A 27 ans à peine, le moins qu’on puisse dire est que la carrière du jeune rappeur Kendrick Lamar est exponentielle : après une mixtape et un premier album autoproduits restés relativement confidentiels hors des circuits spécialisés, il casse littéralement la baraque fin 2012 avec son premier long format pour le label Aftermath du vétéran Dr Dre, le sombre mais efficace good kid, m.A.A.d city, qui contient les tubes Swimming Pools (Drank), Poetic Justice et Bitch, Don’t Kill My Vibe. Originaire de Compton, ville californienne déjà rendue célèbre dans l’univers du hip hop américain par les N.W.A. avec leur séminal Straight Outta Compton, Lamar se distinguait déjà par un art consommé du storytelling amenant à sa musique une dimension quasi-cinématographique, sur fond de beats lourds et lancinants. Loin de tout manichéisme, il y racontait avec une crudité assez rare pour être signalée l’évolution d’un jeune kid faisant tout pour « s’en sortir », en étant rattrapé sans cesse par ses démons intimes, ses origines raciales et sa condition sociale. Le succès public et critique du disque l’amènera à assurer les premières parties de Kanye West et aussi de l’un de ses modèles, Eminem. Propulsé avec une telle ferveur populaire sur le devant de la scène, on pouvait légitimement s’attendre à ce que Kendrick Lamar pète les plombs, ou s’endorme sur ses lauriers en tentant de donner ne serait-être qu’une suite digne à ce deuxième album.
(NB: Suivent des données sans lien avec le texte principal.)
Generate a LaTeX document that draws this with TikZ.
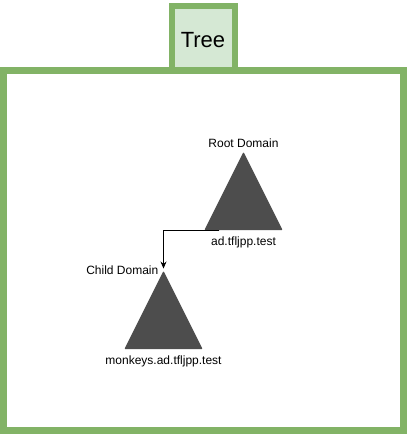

Comme l’atteste le tout nouveau To Pimp A Butterfly qui sort ces jours-ci, il n’en est absolument rien (ou du moins le disque lui-même n’en porte aucun stigmate) : si l’album est là encore construit comme un script idéal pour le septième art, il affiche en outre des ambitions et un souffle sans commune mesure avec tout ce que le rappeur a produit jusqu’ici. Si la liste des invités impressionne, de George Clinton à Snoop Dogg (rendant un hommage appuyé à la fois au P-Funk du premier et au G-Funk du second), en passant par le prodige electro Flying Lotus ou le chanteur Ronald des Isley Brothers, force est de constater, dès la première écoute, que celle des genres abordés (ou plutôt conquis, tant la profondeur et la conviction du flow de Kendrick Lamar sont le trait d’union qui sert de moteur aux seize pistes magistrales de cet opus-manifeste) n’a pas à rougir.
Du rutilant et puissant groove d’ouverture (Wesley’s Theory, à l’infrabasse titanesque) à la confession lancinante du final Mortal Man, sur lequel Lamar s’invente un dialogue imaginaire (?) avec le fantôme de son idole Tupac « 2Pac » Shakur, en passant par les hypnotiques King Kunta et Complexion, les introspectifs voire déchirants U et Momma, les plus martiaux How Much A Dollar Cost et The Blacker The Berry ou les plus entraînants Alright et i (single envoyé en éclaireur ET trompe-l’œil dès l’été dernier, présent ici dans une version live explosive), le californien ne se refuse rien et, juste retour des choses, aucun genre, fut-il soul, funk, hip hop, slam, jazz ou electro, ne semble se refuser à lui.
Sur le fond, To Pimp A Butterfly, s’il semble de prime abord faire essentiellement écho aux préoccupations d’une communauté noire américaine blessée et fortement mise à l’épreuve ces derniers temps, à l’instar du récent et inattendu Black Messiah de son compatriote D’Angelo, partage par ailleurs avec les derniers Kanye West un appétit vorace et gorgé d’espérance pour la modernité, tout en s’inscrivant dans la lignée d’artistes prônant la responsabilité individuelle comme vecteur essentiel de respectabilité et/ou de rédemption, tels Gil Scott-Heron ou Nina Simone.
Disque dense, déroutant, touffu et complexe, en prise directe avec le cerveau en ébullition de son auteur, To Pimp A Butterfly est assurément l’un des voyages sonores contemporains les plus fascinants et prenants auxquels il soit donné de prendre part. Pour peu qu’on pense à bien attacher sa ceinture et à contrôler sa peur du vertige, et qu’on aime danser ET réfléchir ET jouir sans entrave près du précipice.
To Pimp A Butterfly est disponible en CD et digital via Interscope Records depuis le 16 mars 2015.